What you should do
Keep only the lines that hold the string "this", filtering out the rest of the entries below.
++++ Provided material
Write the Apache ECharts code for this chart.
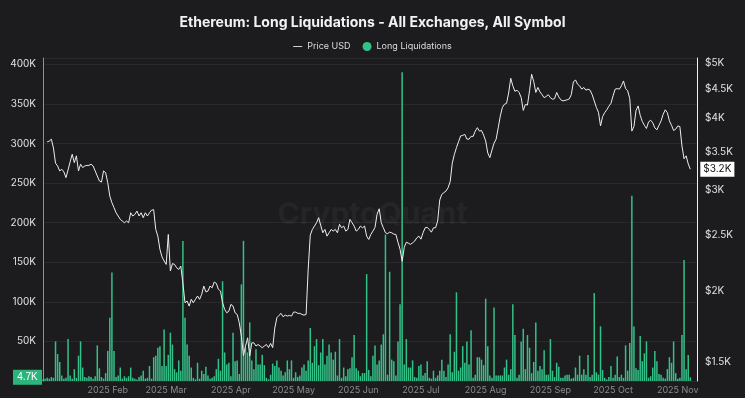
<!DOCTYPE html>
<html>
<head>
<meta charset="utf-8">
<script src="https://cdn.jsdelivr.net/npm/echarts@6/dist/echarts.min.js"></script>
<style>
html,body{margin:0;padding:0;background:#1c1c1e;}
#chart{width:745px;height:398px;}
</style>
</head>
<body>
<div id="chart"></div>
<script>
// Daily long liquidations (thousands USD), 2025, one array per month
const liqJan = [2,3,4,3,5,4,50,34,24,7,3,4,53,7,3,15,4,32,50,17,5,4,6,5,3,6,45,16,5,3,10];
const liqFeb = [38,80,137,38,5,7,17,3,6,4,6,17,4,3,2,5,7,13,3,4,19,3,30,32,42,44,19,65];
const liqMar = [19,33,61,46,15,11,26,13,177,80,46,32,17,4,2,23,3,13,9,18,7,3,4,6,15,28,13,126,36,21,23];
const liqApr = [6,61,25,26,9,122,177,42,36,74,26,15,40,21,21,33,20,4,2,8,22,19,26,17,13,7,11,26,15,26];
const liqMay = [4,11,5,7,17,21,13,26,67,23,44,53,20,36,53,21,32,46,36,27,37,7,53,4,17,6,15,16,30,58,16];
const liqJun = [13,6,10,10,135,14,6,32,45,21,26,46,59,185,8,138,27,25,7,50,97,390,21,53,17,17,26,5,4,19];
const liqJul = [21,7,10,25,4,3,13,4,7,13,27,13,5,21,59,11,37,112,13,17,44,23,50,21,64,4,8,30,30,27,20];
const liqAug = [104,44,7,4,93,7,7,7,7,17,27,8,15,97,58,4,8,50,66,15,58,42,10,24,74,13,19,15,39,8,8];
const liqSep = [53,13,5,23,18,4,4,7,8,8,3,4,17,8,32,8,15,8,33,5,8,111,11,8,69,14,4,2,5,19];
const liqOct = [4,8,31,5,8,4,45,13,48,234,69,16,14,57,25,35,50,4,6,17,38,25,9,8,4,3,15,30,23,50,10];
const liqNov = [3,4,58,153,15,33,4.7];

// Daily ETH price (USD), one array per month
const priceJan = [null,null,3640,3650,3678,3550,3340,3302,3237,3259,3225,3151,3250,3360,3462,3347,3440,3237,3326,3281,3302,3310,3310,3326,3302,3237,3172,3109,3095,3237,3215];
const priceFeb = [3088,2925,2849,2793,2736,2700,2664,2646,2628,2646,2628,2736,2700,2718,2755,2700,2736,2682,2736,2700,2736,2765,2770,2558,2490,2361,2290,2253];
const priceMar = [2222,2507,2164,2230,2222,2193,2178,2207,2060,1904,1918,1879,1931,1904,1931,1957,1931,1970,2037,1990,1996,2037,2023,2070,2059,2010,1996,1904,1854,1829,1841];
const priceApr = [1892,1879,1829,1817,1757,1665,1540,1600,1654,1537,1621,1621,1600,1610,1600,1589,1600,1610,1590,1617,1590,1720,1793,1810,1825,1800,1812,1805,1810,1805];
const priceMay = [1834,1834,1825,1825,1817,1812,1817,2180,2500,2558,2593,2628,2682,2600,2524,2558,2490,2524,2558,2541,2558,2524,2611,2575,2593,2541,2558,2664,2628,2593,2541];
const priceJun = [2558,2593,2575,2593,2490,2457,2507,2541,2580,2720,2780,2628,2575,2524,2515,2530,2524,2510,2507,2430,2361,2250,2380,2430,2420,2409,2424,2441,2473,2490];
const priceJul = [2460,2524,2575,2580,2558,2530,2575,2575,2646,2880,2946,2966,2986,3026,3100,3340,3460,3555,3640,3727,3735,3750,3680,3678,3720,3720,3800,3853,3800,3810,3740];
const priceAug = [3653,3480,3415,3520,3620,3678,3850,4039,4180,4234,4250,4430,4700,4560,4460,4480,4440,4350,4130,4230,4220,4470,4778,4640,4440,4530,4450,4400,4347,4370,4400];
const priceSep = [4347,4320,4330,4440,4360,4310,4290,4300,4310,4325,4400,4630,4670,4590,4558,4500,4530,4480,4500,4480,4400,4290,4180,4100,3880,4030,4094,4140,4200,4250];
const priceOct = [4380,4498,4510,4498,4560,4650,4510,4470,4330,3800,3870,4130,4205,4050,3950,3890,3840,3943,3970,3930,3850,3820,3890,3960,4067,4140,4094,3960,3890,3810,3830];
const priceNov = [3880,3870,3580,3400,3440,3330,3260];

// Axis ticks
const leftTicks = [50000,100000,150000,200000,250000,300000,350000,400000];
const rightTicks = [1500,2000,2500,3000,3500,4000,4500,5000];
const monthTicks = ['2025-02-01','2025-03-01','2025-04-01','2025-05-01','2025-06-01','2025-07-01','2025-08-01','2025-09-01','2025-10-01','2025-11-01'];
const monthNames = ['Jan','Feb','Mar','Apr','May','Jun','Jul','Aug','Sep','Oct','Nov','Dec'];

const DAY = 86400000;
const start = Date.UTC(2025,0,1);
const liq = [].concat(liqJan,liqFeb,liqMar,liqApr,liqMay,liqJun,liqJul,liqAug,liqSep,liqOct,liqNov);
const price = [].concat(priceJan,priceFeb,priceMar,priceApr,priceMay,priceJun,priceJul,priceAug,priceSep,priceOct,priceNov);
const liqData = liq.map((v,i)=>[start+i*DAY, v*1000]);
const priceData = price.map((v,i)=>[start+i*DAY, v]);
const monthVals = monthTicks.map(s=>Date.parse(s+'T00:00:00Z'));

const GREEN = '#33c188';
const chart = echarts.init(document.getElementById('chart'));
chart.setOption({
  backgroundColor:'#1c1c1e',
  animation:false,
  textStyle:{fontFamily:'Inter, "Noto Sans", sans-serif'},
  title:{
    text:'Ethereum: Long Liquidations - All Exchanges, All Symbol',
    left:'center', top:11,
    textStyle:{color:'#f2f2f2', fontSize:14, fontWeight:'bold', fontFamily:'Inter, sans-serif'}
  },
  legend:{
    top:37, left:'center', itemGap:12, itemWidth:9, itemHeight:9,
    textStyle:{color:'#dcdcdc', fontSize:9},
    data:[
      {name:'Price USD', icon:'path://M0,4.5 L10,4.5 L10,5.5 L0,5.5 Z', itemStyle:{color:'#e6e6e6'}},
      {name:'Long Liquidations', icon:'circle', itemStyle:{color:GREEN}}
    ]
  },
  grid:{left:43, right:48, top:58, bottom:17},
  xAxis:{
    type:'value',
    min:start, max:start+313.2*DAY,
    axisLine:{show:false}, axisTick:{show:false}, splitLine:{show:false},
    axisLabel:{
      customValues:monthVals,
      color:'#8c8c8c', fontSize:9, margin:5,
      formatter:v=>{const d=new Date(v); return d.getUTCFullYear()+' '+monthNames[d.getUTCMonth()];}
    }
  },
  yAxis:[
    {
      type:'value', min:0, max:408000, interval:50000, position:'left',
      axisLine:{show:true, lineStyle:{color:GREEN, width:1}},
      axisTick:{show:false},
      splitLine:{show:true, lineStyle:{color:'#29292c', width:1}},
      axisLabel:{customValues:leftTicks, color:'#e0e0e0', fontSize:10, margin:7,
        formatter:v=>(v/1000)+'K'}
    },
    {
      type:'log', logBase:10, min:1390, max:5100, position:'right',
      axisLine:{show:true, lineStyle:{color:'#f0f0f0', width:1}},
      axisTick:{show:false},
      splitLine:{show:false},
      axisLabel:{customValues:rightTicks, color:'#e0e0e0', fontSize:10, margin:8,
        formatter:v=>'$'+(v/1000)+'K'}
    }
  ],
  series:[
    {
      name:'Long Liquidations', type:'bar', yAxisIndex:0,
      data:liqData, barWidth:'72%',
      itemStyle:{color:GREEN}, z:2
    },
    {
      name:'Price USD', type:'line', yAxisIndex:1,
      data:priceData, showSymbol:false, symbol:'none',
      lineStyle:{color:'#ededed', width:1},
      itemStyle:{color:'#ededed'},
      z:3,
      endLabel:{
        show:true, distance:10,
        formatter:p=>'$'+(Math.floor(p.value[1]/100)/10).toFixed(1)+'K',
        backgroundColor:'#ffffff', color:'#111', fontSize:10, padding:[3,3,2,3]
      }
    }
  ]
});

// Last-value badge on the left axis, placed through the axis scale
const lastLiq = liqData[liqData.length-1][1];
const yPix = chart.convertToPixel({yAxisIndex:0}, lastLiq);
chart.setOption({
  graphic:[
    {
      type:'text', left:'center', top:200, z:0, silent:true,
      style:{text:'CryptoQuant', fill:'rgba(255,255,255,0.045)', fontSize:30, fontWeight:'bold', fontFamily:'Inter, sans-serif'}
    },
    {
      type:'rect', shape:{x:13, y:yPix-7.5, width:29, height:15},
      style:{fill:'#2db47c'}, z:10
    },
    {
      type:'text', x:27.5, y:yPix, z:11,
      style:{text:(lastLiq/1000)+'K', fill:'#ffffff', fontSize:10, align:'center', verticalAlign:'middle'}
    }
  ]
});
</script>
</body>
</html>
++++++++
++++ Provided material
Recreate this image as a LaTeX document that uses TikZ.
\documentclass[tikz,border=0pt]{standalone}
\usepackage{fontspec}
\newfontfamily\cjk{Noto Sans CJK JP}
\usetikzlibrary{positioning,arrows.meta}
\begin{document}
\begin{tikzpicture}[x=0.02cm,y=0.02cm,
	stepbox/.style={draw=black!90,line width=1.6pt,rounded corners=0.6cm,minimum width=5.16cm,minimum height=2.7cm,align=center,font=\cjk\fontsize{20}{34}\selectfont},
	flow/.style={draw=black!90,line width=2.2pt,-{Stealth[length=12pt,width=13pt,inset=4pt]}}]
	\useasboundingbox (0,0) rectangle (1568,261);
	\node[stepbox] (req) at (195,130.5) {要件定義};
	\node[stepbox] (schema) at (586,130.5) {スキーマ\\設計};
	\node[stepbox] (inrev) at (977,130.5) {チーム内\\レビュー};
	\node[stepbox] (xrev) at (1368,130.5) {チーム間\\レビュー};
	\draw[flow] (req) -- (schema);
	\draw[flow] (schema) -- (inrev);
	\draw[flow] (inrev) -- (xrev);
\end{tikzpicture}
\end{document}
++++++++
The solution
Write the Apache ECharts code for this chart.
Recreate this image as a LaTeX document that uses TikZ.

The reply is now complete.